Selenium and Playwright are browser automation frameworks. They do not decide what to test, generate test cases, or maintain themselves when your code changes. Someone has to write the scripts, run them, debug them when selectors break, and update them when flows change. An autonomous testing platform does all of those things. You connect your codebase and get coverage back. The underlying execution layer may use browser automation internally, but the engineering burden that frameworks impose on the developer is removed.
Yes. AI-generated code is the primary use case we rebuilt the category to serve. The platform reads your codebase, not a test script someone wrote before the code was generated. When an AI coding agent rewrites a component, the Planner re-reads the updated structure and derives what changed. Coverage updates to reflect the new code. There is no stale test suite to debug and no selectors written against a previous UI version to fix. The symmetry is structural: AI generates the code, the autonomous testing platform generates and maintains the tests.
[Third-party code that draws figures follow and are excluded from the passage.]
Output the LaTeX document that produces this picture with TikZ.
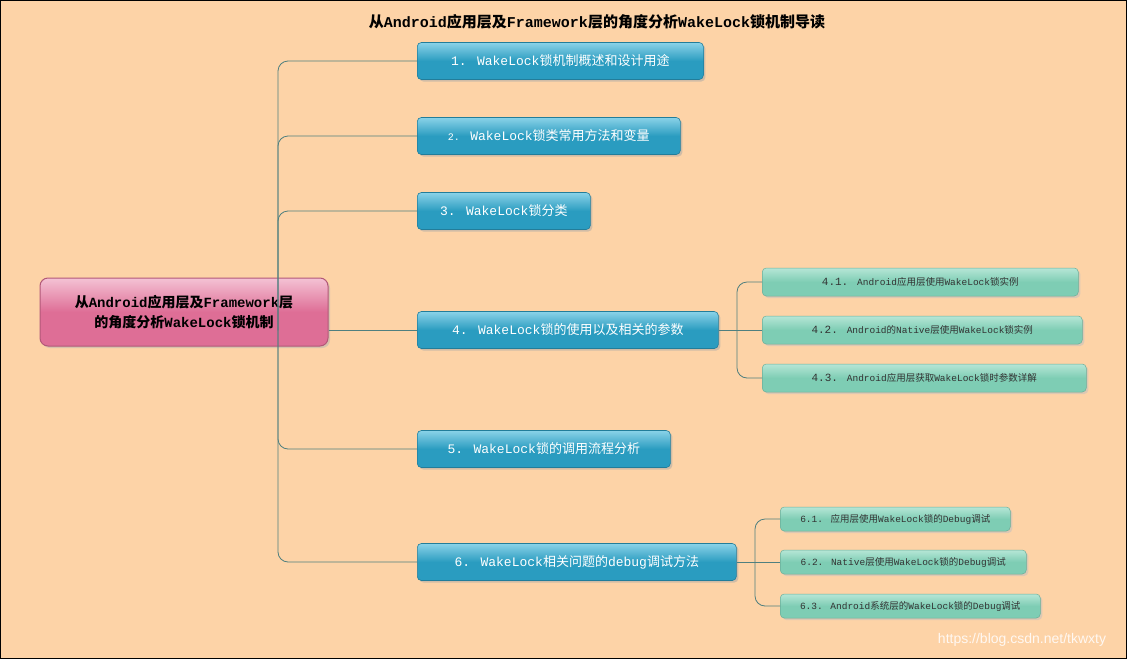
\documentclass[tikz,border=0pt]{standalone}
\usepackage{fontspec}
\setmainfont{Liberation Mono}
\newfontfamily\latinfont{Liberation Mono}
\newfontfamily\cjk{Noto Sans CJK SC}
\newfontfamily\wm{Liberation Sans}
\XeTeXinterchartokenstate=1
\newXeTeXintercharclass\CJKcls
\count255="4E00
\loop\XeTeXcharclass\count255=\CJKcls\ifnum\count255<"9FFF\advance\count255 1\repeat
\XeTeXinterchartoks 0 \CJKcls = {\cjk}
\XeTeXinterchartoks 4095 \CJKcls = {\cjk}
\XeTeXinterchartoks \CJKcls 0 = {\latinfont}
\usetikzlibrary{shadows}
\definecolor{bg}{HTML}{FDD3A7}
\definecolor{mainb}{HTML}{2A9CC0}
\definecolor{maint}{HTML}{8AD2E8}
\definecolor{subb}{HTML}{7ECDB4}
\definecolor{subt}{HTML}{B6E6D6}
\definecolor{rootb}{HTML}{DE6E96}
\definecolor{roott}{HTML}{F4C2D4}
\definecolor{conn}{HTML}{4F7F7F}
\begin{document}
\begin{tikzpicture}[x=1pt,y=-1pt,
  mainbox/.style={draw=mainb!80!black,line width=0.6pt,rounded corners=4pt,top color=maint,bottom color=mainb,middle color=mainb,
    text=white,font=\fontsize{13}{15}\selectfont,minimum height=37pt,inner xsep=10pt,anchor=west,
    drop shadow={shadow xshift=2pt,shadow yshift=-2pt,fill=black!35}},
  subbox/.style={draw=subb!85!black,line width=0.5pt,rounded corners=4pt,top color=subt,bottom color=subb,middle color=subb,
    text=black!80,font=\fontsize{11}{13}\selectfont,minimum height=28pt,inner xsep=8pt,anchor=west,
    drop shadow={shadow xshift=2pt,shadow yshift=-2pt,fill=black!25}},
  subsm/.style={subbox,font=\fontsize{9.5}{11}\selectfont,minimum height=24pt},
  cn/.style={draw=conn,line width=0.8pt,rounded corners=10pt}]
\fill[bg] (0,0) rectangle (1127,659);
\draw[black,line width=1pt] (0.5,0.5) rectangle (1126.5,658.5);
\node (title) at (597,22) {\fontsize{15}{17}\selectfont\bfseries 从Android应用层及Framework层的角度分析WakeLock锁机制导读};
\node[draw=rootb!80!black,line width=1pt,rounded corners=8pt,top color=roott,bottom color=rootb,middle color=rootb,
  minimum width=288pt,minimum height=68pt,align=center,font=\fontsize{14}{20}\selectfont\bfseries,
  drop shadow={shadow xshift=2pt,shadow yshift=-2pt,fill=black!30}] (root) at (184,312)
  {从Android应用层及Framework层\\的角度分析WakeLock锁机制};
\node[mainbox,minimum width=286pt] (n1) at (417,61) {1. WakeLock锁机制概述和设计用途};
\node[mainbox,minimum width=263pt] (n2) at (417,136) {{\fontsize{10}{12}\selectfont 2.} WakeLock锁类常用方法和变量};
\node[mainbox,minimum width=173pt] (n3) at (417,211) {3. WakeLock锁分类};
\node[mainbox,minimum width=301pt] (n4) at (417,330) {4. WakeLock锁的使用以及相关的参数};
\node[mainbox,minimum width=253pt] (n5) at (417,449) {5. WakeLock锁的调用流程分析};
\node[mainbox,minimum width=319pt] (n6) at (417,562) {6. WakeLock相关问题的debug调试方法};
\node[subbox,minimum width=316pt] (s41) at (762,282) {4.1. {\fontsize{9.5}{11}\selectfont Android应用层使用WakeLock锁实例}};
\node[subbox,minimum width=320pt] (s42) at (762,330) {4.2. {\fontsize{9.5}{11}\selectfont Android的Native层使用WakeLock锁实例}};
\node[subbox,minimum width=324pt] (s43) at (762,378) {4.3. {\fontsize{9.5}{11}\selectfont Android应用层获取WakeLock锁时参数详解}};
\node[subsm,minimum width=230pt] (s61) at (780,519) {6.1. 应用层使用WakeLock锁的Debug调试};
\node[subsm,minimum width=246pt] (s62) at (780,562) {6.2. Native层使用WakeLock锁的Debug调试};
\node[subsm,minimum width=260pt] (s63) at (780,606) {6.3. Android系统层的WakeLock锁的Debug调试};
\coordinate (t) at (278,330);
\coordinate (b4) at (737,330);
\coordinate (b6) at (755,562);
\begin{scope}[on background layer/.style={}]
\draw[cn] (n1.west) -| (t);
\draw[cn] (n2.west) -| (t);
\draw[cn] (n3.west) -| (t);
\draw[cn] (n5.west) -| (t);
\draw[cn] (n6.west) -| (t);
\draw[cn] (root.east |- t) -- (n4.west);
\draw[cn] (n4.east) -- (b4);
\draw[cn] (s41.west) -| (b4);
\draw[cn] (s43.west) -| (b4);
\draw[cn] (b4) -- (s42.west);
\draw[cn] (n6.east) -- (b6);
\draw[cn] (s61.west) -| (b6);
\draw[cn] (s63.west) -| (b6);
\draw[cn] (b6) -- (s62.west);
\end{scope}
\node[text=white!85!bg,font=\wm\fontsize{14}{16}\selectfont] (wmk) at (1022,640) {https://blog.csdn.net/tkwxty};
\end{tikzpicture}
\end{document}
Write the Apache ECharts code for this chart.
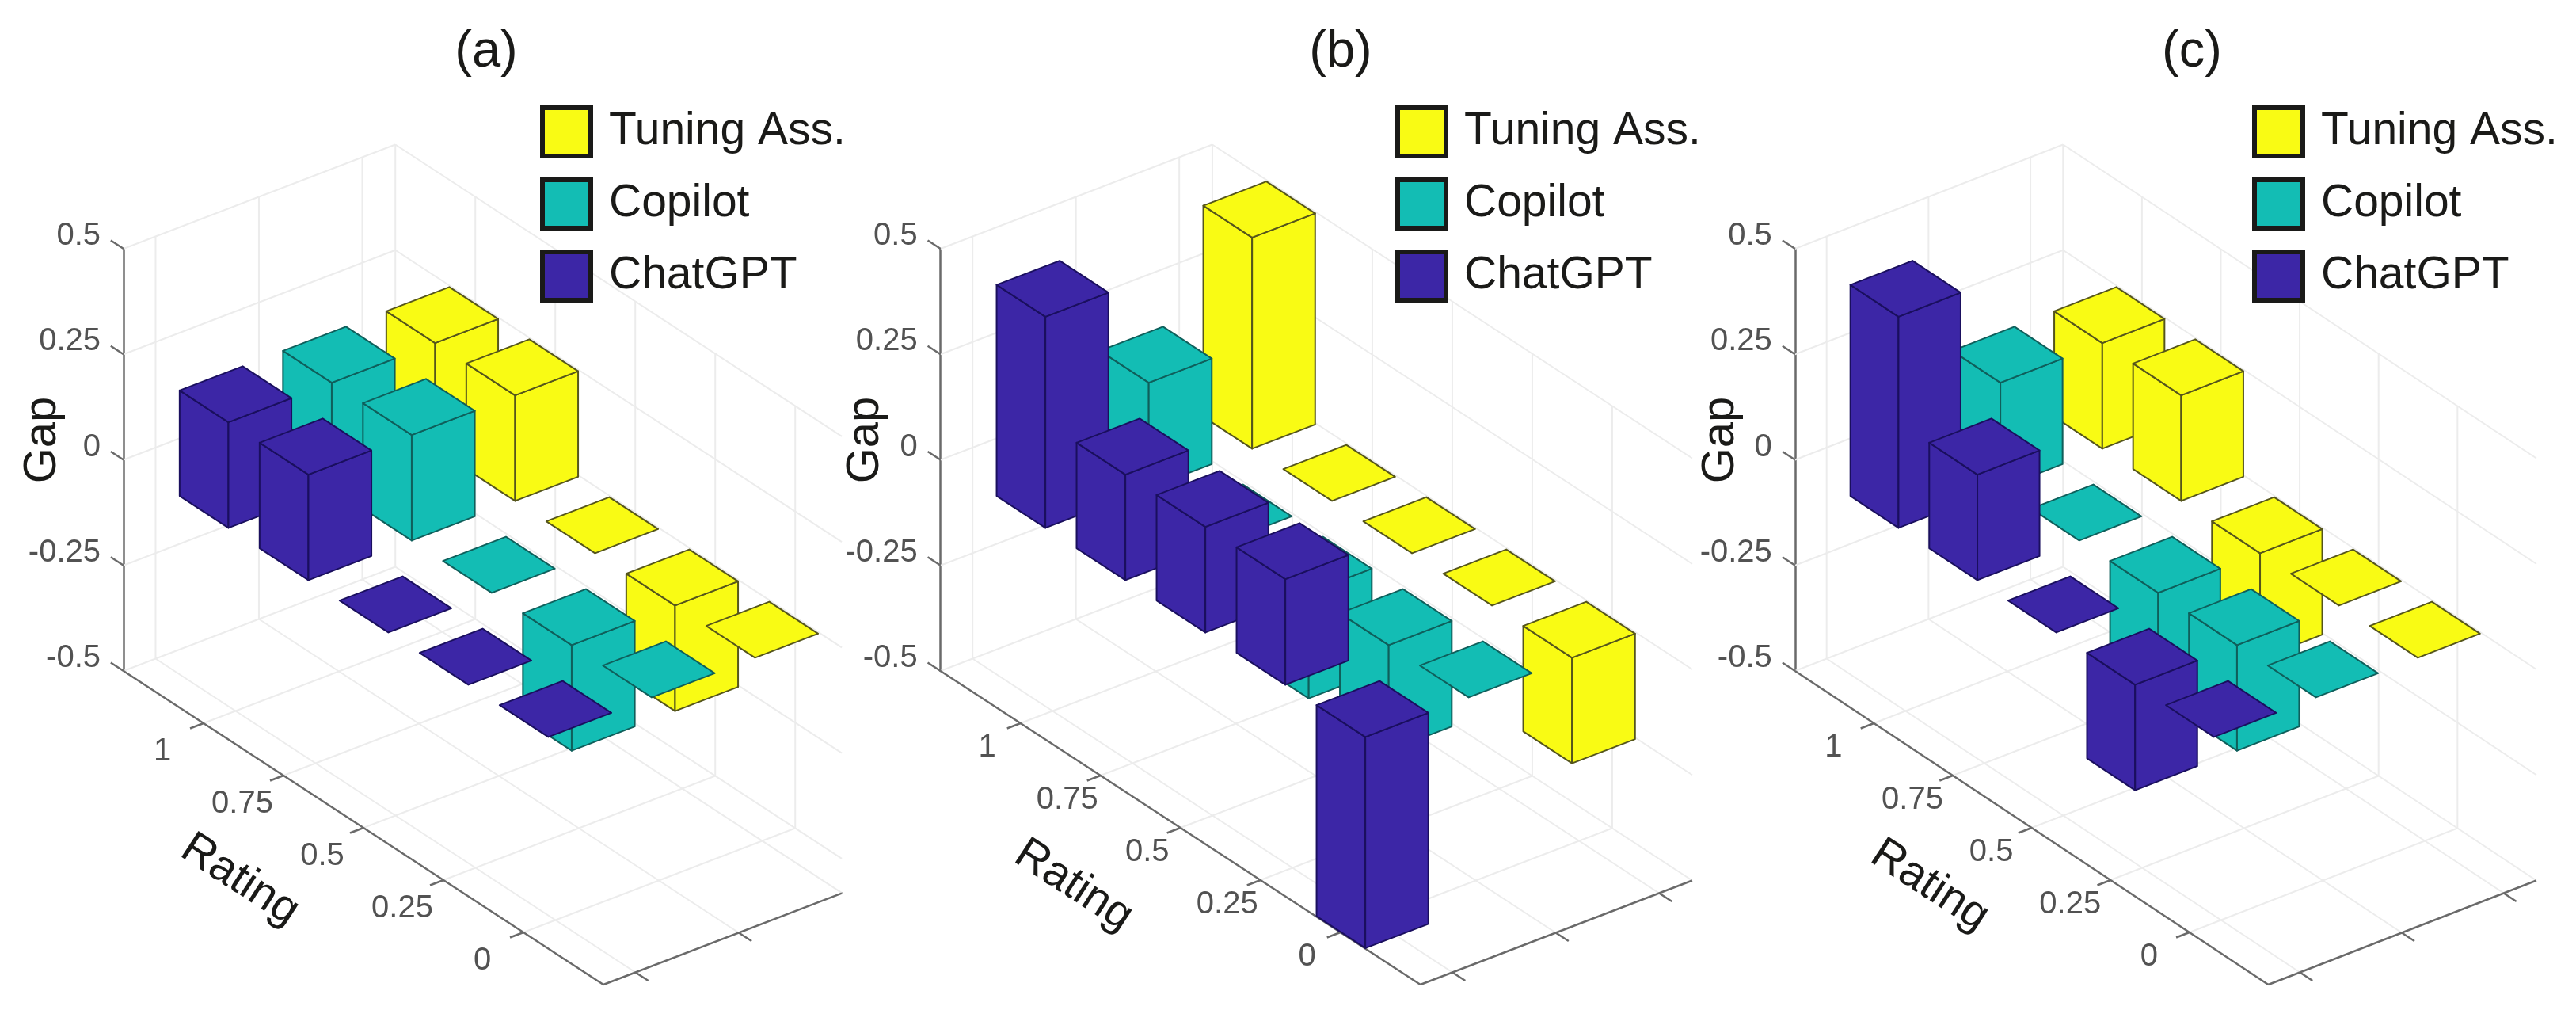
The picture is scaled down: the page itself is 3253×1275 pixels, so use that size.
<!DOCTYPE html>
<html>
<head>
<meta charset="utf-8">
<style>html,body{margin:0;padding:0;background:#fff}#c{width:3253px;height:1275px}</style>
<script src="https://cdn.jsdelivr.net/npm/echarts@6/dist/echarts.min.js"></script>
</head>
<body>
<div id="c"></div>
<script>
// ---- data ----
const ratings = [1, 0.75, 0.5, 0.25, 0];
const gapTicks = [0.5, 0.25, 0, -0.25, -0.5];
const seriesNames = ['Tuning Ass.', 'Copilot', 'ChatGPT'];
const seriesDepth = [3, 2, 1];
const panelTitles = ['(a)', '(b)', '(c)'];

const tuningA  = [0.25, 0.25, 0, -0.25, 0];
const copilotA = [0.25, 0.25, 0, -0.25, 0];
const chatgptA = [0.25, 0.25, 0, 0, 0];

const tuningB  = [0.5, 0, 0, 0, -0.25];
const copilotB = [0.25, 0, -0.25, -0.25, 0];
const chatgptB = [0.5, 0.25, 0.25, 0.25, -0.5];

const tuningC  = [0.25, 0.25, -0.25, 0, 0];
const copilotC = [0.25, 0, -0.25, -0.25, 0];
const chatgptC = [0.5, 0.25, 0, -0.25, 0];

const panelValues = [
  [tuningA, copilotA, chatgptA],
  [tuningB, copilotB, chatgptB],
  [tuningC, copilotC, chatgptC]
];

// ---- layout and style ----
const FONT = '"Liberation Sans", Arial, sans-serif';
const INK = '#1a1a18';
const colors = ['#F9FB14', '#13BDB4', '#3C26A6'];
const edges = ['#55551c', '#0f5f5b', '#1a0f5e'];
const GRID = '#ececec', AXIS = '#6a6a6a', TICKTXT = '#525252';
const layout = [
  {left: 156,    titleX: 614,  legendX: 682,  gapGap: 102, clip: 907, lab: [-52, 36], nam: [147, 264]},
  {left: 1187.7, titleX: 1693, legendX: 1762, gapGap: 95,  clip: 950, lab: [-42, 31], nam: [168, 271]},
  {left: 2266.8, titleX: 2768, legendX: 2844, gapGap: 94,  clip: 950, lab: [-51, 31], nam: [170, 271]}
];
const TOP = 314, H = 533, W = 1000;
const XLO = 0.69, XHI = 3.32, YLO = 0, YHI = 6;
const XU = [130.5, -50], YU = [101, 66];
const HALF = 0.305;

// 3D position -> coordinates on the panel's two axes, then pixels through the axes
function project(api, x, y, z) {
  const sx = (x - XLO) * XU[0] + y * YU[0];
  const sy = (x - XLO) * XU[1] + y * YU[1];
  return api.coord([sx, z - sy * 1 / H]);
}
const ratingPos = r => (1 - r) * 4 + 1;

function line(p, q, color, width, clipX) {
  p = p.slice(); q = q.slice();
  if (q[0] > clipX) { const t = (clipX - p[0]) / (q[0] - p[0]); q = [clipX, p[1] + t * (q[1] - p[1])]; }
  return {type: 'line', shape: {x1: p[0], y1: p[1], x2: q[0], y2: q[1]}, style: {stroke: color, lineWidth: width, fill: null}};
}

function frameItem(panel) {
  const cfg = layout[panel];
  return function (params, api) {
    const P = (x, y, z) => project(api, x, y, z);
    const clipX = api.coord([cfg.clip, 0])[0];
    const kids = [];
    const g = (a, b) => kids.push(line(a, b, GRID, 2, clipX));
    const xTicks = seriesDepth.slice().reverse();
    const zLo = gapTicks[gapTicks.length - 1], zHi = gapTicks[0];
    gapTicks.forEach(z => {
      g(P(XLO, YLO, z), P(XHI, YLO, z));
      g(P(XHI, YLO, z), P(XHI, YHI, z));
    });
    xTicks.concat([XHI]).forEach(x => g(P(x, YLO, zLo), P(x, YLO, zHi)));
    ratings.forEach(r => {
      const y = ratingPos(r);
      g(P(XHI, y, zLo), P(XHI, y, zHi));
      g(P(XLO, y, zLo), P(XHI, y, zLo));
    });
    xTicks.forEach(x => g(P(x, YLO, zLo), P(x, YHI, zLo)));
    const a = (p, q, w) => kids.push(line(p, q, AXIS, w || 2.5, clipX));
    a(P(XLO, YLO, zLo), P(XLO, YHI, zLo));
    a(P(XLO, YHI, zLo), P(XHI, YHI, zLo));
    gapTicks.forEach(z => a(P(XLO, YLO, z), P(XLO, YLO - 0.16, z)));
    xTicks.forEach(x => a(P(x, YHI, zLo), P(x, YHI + 0.16, zLo)));
    ratings.forEach(r => {
      const y = ratingPos(r);
      const t = P(XLO, y, zLo);
      a(t, P(XLO - 0.13, y, zLo));
      kids.push({type: 'text', x: t[0] + cfg.lab[0], y: t[1] + cfg.lab[1],
        style: {text: String(r), font: '40px ' + FONT, fill: TICKTXT, align: 'center', verticalAlign: 'middle'}});
    });
    const o = P(XLO, YLO, zLo);
    kids.push({type: 'text', x: o[0] + cfg.nam[0], y: o[1] + cfg.nam[1], rotation: -33 * Math.PI / 180,
      style: {text: 'Rating', font: '57px ' + FONT, fill: INK, align: 'center', verticalAlign: 'middle'}});
    return {type: 'group', children: kids};
  };
}

function barItem(depth, idx) {
  return function (params, api) {
    const r = api.value(0), v = api.value(1);
    const y = ratingPos(r), x = depth;
    const top = Math.max(v, 0), bot = Math.min(v, 0);
    const fill = colors[idx], edge = edges[idx];
    const poly = pts => ({type: 'polygon', shape: {points: pts},
      style: {fill: fill, stroke: edge, lineWidth: 2, lineJoin: 'round'}});
    const T = (a, b, z) => project(api, x + a * HALF, y + b * HALF, z);
    const kids = [];
    if (top !== bot) {
      kids.push(poly([T(-1, -1, top), T(-1, 1, top), T(-1, 1, bot), T(-1, -1, bot)]));
      kids.push(poly([T(-1, 1, top), T(1, 1, top), T(1, 1, bot), T(-1, 1, bot)]));
    }
    kids.push(poly([T(-1, -1, top), T(1, -1, top), T(1, 1, top), T(-1, 1, top)]));
    return {type: 'group', children: kids};
  };
}

const grid = [], xAxis = [], yAxis = [], title = [], legend = [], series = [];
layout.forEach((cfg, p) => {
  grid.push({left: cfg.left, top: TOP, width: W, height: H});
  xAxis.push({gridIndex: p, type: 'value', min: 0, max: W, show: false});
  yAxis.push({
    gridIndex: p, type: 'value', min: -0.5, max: 0.5, interval: 0.25,
    name: 'Gap', nameLocation: 'middle', nameGap: cfg.gapGap, nameRotate: 90, nameMoveOverlap: false,
    nameTextStyle: {fontFamily: FONT, fontSize: 58, color: INK, padding: [0, 0, 0, 50], lineHeight: 60, verticalAlign: 'middle'},
    axisLine: {show: true, lineStyle: {color: AXIS, width: 2.5}},
    axisTick: {show: false},
    splitLine: {show: false},
    axisLabel: {fontFamily: FONT, fontSize: 40, color: TICKTXT, margin: 29, verticalAlign: 'bottom', lineHeight: 32, showMinLabel: true, showMaxLabel: true}
  });
  title.push({text: panelTitles[p], left: cfg.titleX, top: 34, padding: 0, textAlign: 'center',
    textStyle: {fontFamily: FONT, fontSize: 65, fontWeight: 'normal', color: INK}});
  legend.push({
    left: cfg.legendX, top: 133, padding: 0, orient: 'vertical', data: seriesNames, selectedMode: false,
    icon: 'rect', itemWidth: 61, itemHeight: 61, itemGap: 24,
    itemStyle: {borderColor: INK, borderWidth: 6},
    textStyle: {fontFamily: FONT, fontSize: 57, color: INK, padding: [0, 0, 0, 18]}
  });
  series.push({type: 'custom', name: 'frame' + p, coordinateSystem: 'cartesian2d', xAxisIndex: p, yAxisIndex: p,
    data: [[0, 0]], renderItem: frameItem(p), silent: true, z: 1});
  seriesNames.forEach((nm, s) => {
    series.push({
      type: 'custom', name: nm, coordinateSystem: 'cartesian2d', xAxisIndex: p, yAxisIndex: p,
      itemStyle: {color: colors[s]},
      data: ratings.map((r, i) => [r, panelValues[p][s][i]]),
      renderItem: barItem(seriesDepth[s], s), silent: true, z: 2 + s
    });
  });
});

const chart = echarts.init(document.getElementById('c'), null, {renderer: 'canvas', width: 3253, height: 1275});
chart.setOption({animation: false, backgroundColor: '#fff', tooltip: {show: false}, grid, xAxis, yAxis, title, legend, series});
</script>
</body>
</html>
Self-healing works correctly only when the system can distinguish between implementation drift and behavioral regression. Implementation drift is a selector-level change with no behavioral impact: a class name changed, an element moved, a test ID updated. This should heal silently. A behavioral regression is a change that affects what the application does: a flow that now skips a step, a field that no longer validates, a route that redirects incorrectly. This should never heal silently. Tools that heal by heuristic locator weighting are good at the first category and blind to the second. Intent re-derivation handles both correctly because it operates from a model of what the application is supposed to do, not from a model of where an element lives in the DOM.